**Task goal**
Print the entries that appear below, exactly as written and without their pictures.

**Raw data**
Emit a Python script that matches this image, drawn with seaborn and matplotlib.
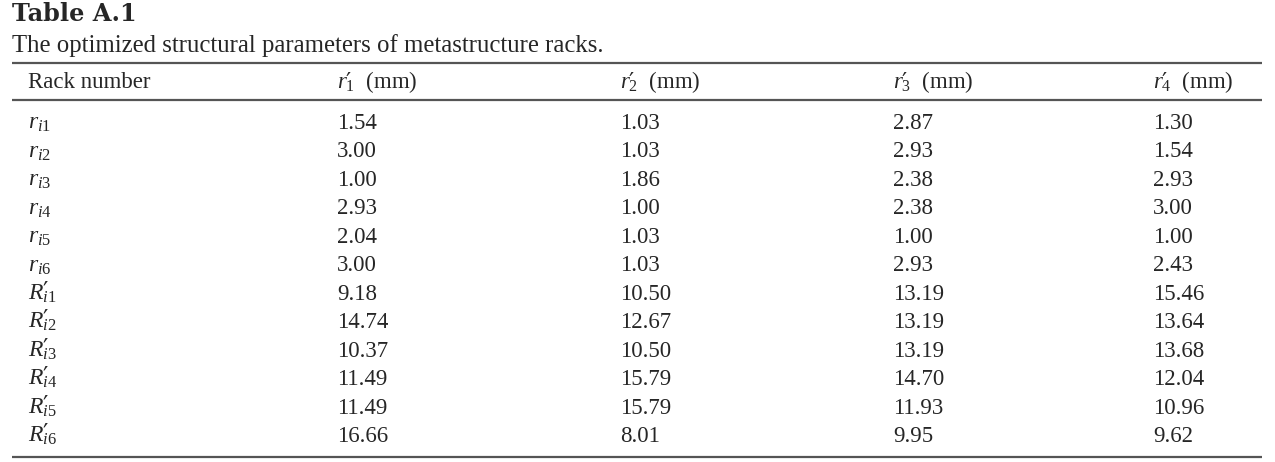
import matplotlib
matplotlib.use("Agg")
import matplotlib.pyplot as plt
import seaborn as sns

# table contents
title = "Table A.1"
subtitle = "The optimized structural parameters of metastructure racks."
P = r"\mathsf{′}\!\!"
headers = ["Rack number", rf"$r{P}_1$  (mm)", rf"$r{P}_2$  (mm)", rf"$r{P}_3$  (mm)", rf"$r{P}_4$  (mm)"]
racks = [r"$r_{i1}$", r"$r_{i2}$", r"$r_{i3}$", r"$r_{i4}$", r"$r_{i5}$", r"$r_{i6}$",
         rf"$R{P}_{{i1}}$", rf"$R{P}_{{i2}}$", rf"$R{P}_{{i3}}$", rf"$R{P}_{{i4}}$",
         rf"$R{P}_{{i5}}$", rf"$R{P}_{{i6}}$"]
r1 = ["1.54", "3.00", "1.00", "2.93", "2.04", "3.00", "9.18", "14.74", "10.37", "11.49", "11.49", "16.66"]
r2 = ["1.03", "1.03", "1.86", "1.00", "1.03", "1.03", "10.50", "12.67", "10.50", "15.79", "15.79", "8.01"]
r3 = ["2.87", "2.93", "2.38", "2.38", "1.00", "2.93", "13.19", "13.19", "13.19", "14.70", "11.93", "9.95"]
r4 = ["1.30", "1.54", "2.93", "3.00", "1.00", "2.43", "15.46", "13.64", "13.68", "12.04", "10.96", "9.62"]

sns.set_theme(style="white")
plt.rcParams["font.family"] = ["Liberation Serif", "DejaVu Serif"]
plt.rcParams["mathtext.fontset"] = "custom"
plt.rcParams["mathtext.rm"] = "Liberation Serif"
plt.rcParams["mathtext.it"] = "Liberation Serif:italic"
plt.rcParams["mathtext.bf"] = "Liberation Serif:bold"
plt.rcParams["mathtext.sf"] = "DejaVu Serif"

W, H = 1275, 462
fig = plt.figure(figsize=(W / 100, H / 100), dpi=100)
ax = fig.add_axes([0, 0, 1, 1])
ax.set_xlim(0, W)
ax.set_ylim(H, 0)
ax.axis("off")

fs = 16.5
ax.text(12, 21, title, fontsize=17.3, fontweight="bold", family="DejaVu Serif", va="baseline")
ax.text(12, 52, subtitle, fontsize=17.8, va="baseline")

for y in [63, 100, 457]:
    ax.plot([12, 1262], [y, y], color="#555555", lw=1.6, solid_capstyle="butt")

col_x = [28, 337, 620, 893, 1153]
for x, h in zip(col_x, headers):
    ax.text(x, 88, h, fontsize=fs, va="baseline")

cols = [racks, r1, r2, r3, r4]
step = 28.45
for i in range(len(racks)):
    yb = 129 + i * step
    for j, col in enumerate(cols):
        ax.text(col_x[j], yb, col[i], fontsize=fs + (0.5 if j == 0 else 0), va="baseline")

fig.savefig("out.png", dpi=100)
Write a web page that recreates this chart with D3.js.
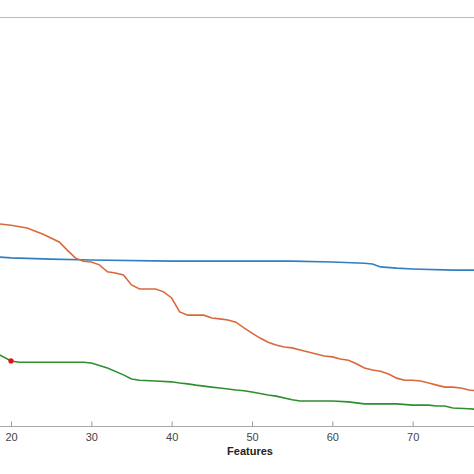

**Completed task**
Emit a Python script that matches this image, drawn with seaborn and matplotlib.
import matplotlib
matplotlib.use("Agg")
import matplotlib.pyplot as plt
import seaborn as sns

# table contents
title = "Table A.1"
subtitle = "The optimized structural parameters of metastructure racks."
P = r"\mathsf{′}\!\!"
headers = ["Rack number", rf"$r{P}_1$  (mm)", rf"$r{P}_2$  (mm)", rf"$r{P}_3$  (mm)", rf"$r{P}_4$  (mm)"]
racks = [r"$r_{i1}$", r"$r_{i2}$", r"$r_{i3}$", r"$r_{i4}$", r"$r_{i5}$", r"$r_{i6}$",
         rf"$R{P}_{{i1}}$", rf"$R{P}_{{i2}}$", rf"$R{P}_{{i3}}$", rf"$R{P}_{{i4}}$",
         rf"$R{P}_{{i5}}$", rf"$R{P}_{{i6}}$"]
r1 = ["1.54", "3.00", "1.00", "2.93", "2.04", "3.00", "9.18", "14.74", "10.37", "11.49", "11.49", "16.66"]
r2 = ["1.03", "1.03", "1.86", "1.00", "1.03", "1.03", "10.50", "12.67", "10.50", "15.79", "15.79", "8.01"]
r3 = ["2.87", "2.93", "2.38", "2.38", "1.00", "2.93", "13.19", "13.19", "13.19", "14.70", "11.93", "9.95"]
r4 = ["1.30", "1.54", "2.93", "3.00", "1.00", "2.43", "15.46", "13.64", "13.68", "12.04", "10.96", "9.62"]

sns.set_theme(style="white")
plt.rcParams["font.family"] = ["Liberation Serif", "DejaVu Serif"]
plt.rcParams["mathtext.fontset"] = "custom"
plt.rcParams["mathtext.rm"] = "Liberation Serif"
plt.rcParams["mathtext.it"] = "Liberation Serif:italic"
plt.rcParams["mathtext.bf"] = "Liberation Serif:bold"
plt.rcParams["mathtext.sf"] = "DejaVu Serif"

W, H = 1275, 462
fig = plt.figure(figsize=(W / 100, H / 100), dpi=100)
ax = fig.add_axes([0, 0, 1, 1])
ax.set_xlim(0, W)
ax.set_ylim(H, 0)
ax.axis("off")

fs = 16.5
ax.text(12, 21, title, fontsize=17.3, fontweight="bold", family="DejaVu Serif", va="baseline")
ax.text(12, 52, subtitle, fontsize=17.8, va="baseline")

for y in [63, 100, 457]:
    ax.plot([12, 1262], [y, y], color="#555555", lw=1.6, solid_capstyle="butt")

col_x = [28, 337, 620, 893, 1153]
for x, h in zip(col_x, headers):
    ax.text(x, 88, h, fontsize=fs, va="baseline")

cols = [racks, r1, r2, r3, r4]
step = 28.45
for i in range(len(racks)):
    yb = 129 + i * step
    for j, col in enumerate(cols):
        ax.text(col_x[j], yb, col[i], fontsize=fs + (0.5 if j == 0 else 0), va="baseline")

fig.savefig("out.png", dpi=100)
Write a web page that recreates this chart with D3.js.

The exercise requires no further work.